Не стал я с ней спорить, сам о том же думал. Так и прозвали еланку Козлиной, а с тех пор ежегодно ставим для козлов стожок. Тогда с Валентиной и Володьшей, теперь тоже не попускаюсь. А то совсем разучусь литовкой косить.
— И никто не трогал стожок?
— Что ты! Конечно, нет! Сперва не знали, чье сено, а после, как я леснику рассказал, он всех мужиков предупредил. Не трогают.
Подвернули попить к омутине — потемневшей и притихшей. В скрытности не было необходимости, как днем, из нее в ручей, давясь испуганным криком, ринулась с выводком кряковая утка.

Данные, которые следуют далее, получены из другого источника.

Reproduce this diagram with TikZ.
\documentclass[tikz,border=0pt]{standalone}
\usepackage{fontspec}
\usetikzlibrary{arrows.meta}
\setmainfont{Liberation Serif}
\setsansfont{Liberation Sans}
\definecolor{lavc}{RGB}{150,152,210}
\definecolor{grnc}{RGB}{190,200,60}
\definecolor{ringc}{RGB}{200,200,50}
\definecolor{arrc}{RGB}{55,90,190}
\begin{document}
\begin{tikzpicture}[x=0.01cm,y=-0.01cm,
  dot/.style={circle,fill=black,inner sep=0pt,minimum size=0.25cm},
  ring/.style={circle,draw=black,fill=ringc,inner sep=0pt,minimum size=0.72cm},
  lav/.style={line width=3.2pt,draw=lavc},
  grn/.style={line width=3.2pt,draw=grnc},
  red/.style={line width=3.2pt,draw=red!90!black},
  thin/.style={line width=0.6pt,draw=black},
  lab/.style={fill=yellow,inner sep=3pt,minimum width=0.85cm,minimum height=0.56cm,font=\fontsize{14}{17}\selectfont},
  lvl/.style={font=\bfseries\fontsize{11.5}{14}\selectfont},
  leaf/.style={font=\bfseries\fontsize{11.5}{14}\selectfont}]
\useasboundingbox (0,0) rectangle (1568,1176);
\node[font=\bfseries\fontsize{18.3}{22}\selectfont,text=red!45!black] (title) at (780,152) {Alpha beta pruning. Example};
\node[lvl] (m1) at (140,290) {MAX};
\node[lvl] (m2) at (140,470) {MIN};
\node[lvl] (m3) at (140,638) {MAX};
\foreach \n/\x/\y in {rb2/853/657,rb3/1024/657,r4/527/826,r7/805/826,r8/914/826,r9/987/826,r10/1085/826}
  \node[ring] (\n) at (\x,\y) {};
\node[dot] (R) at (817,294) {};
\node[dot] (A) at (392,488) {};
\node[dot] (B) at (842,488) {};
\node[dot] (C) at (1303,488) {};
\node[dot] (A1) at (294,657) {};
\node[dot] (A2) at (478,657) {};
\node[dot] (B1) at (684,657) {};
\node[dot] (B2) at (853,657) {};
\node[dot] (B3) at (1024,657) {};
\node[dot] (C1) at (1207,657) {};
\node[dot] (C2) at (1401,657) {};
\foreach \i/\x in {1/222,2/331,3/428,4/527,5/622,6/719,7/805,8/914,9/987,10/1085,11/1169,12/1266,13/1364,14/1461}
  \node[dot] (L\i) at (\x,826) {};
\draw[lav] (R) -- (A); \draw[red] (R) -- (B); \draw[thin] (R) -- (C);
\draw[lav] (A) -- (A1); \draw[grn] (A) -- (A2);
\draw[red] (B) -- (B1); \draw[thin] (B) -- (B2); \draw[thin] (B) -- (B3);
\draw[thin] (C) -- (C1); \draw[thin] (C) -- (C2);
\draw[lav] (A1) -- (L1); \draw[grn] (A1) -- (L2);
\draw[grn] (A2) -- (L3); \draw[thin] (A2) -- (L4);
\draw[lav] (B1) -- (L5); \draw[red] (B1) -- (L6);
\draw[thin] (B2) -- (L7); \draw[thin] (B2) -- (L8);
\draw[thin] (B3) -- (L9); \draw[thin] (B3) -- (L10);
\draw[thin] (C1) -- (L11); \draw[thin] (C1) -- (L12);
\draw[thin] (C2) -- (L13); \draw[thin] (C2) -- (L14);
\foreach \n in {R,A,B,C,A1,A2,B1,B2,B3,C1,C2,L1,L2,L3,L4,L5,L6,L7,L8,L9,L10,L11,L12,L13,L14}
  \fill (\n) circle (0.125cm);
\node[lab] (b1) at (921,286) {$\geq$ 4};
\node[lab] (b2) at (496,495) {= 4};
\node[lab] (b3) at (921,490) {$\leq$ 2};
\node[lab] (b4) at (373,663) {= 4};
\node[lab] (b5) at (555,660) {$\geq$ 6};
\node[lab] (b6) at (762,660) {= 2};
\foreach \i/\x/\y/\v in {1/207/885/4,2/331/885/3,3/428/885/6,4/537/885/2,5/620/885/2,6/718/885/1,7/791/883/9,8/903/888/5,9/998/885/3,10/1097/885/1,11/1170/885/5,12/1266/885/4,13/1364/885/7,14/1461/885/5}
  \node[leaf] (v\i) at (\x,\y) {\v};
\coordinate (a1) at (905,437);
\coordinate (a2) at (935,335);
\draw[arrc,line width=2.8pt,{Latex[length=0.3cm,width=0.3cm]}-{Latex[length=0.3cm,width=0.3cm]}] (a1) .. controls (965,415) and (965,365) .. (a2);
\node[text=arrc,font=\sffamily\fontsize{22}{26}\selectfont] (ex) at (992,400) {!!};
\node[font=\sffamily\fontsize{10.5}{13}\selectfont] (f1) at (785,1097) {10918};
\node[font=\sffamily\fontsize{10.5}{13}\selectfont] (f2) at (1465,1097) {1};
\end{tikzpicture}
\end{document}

И в то же время у нашего берега гулко плеснулась крупная щука.
— Эх, Володьшу бы сюда с жерлицами!.. — в который уже раз сегодня вспомнил Иван своего сына. Он долго смотрел на запад, где за увалом было село Пески, а я туда, откуда текла-струилась речка Крутишка. Оттуда моя память звала и бабушку Лукию Григорьевну, и отца Ивана Васильевича; с той стороны, из соседнего села Уксянки, показалось мне, глядела сюда мама. А может, она сердцем чуяла нас с братом здесь, на своей родине, на земле своего давнего-давнего детства.
Шадринский выводок
Озерко Ситовное, пожалуй, единственное по наволоку, куда не поднимается в паводок речная «белая» рыба: оно округлилось зеркалом в ивняково-рогозовой оправе на лесистом холме, и потому водится в нем только желтый, с красно-медными плавниками карась. Да не какой-нибудь недоросток, а от фунта и до трех весом, и ловится он не «ситом» — мелкоячеистыми сетями, а четырех- и семипалошными. Десятки проточин, стариц и ручьев междуречья Исети и Течи понуждают рыбачить на Ситовном по старинке: пешим ходом, а карась не лезет в сети «дуром», поэтому и вовсе ненаживная рыбалка. Но вот это редкое уединение и безлюдье как раз по душе деду Ивану Шадрину, и он упрямо избегает ближней и более добычливой Лобовской озерины.
— Эко место! — возражает Шадрин своей жене, когда та нет-нет да и заворчит: «Ну чего, чего ты привязался к тому озерку?! Такая даль от Долматово, все пешим и пешим, все с ночевой, а здоровье год от году плоше. Помрешь тамо, старый, где и кто тебя сыщет?»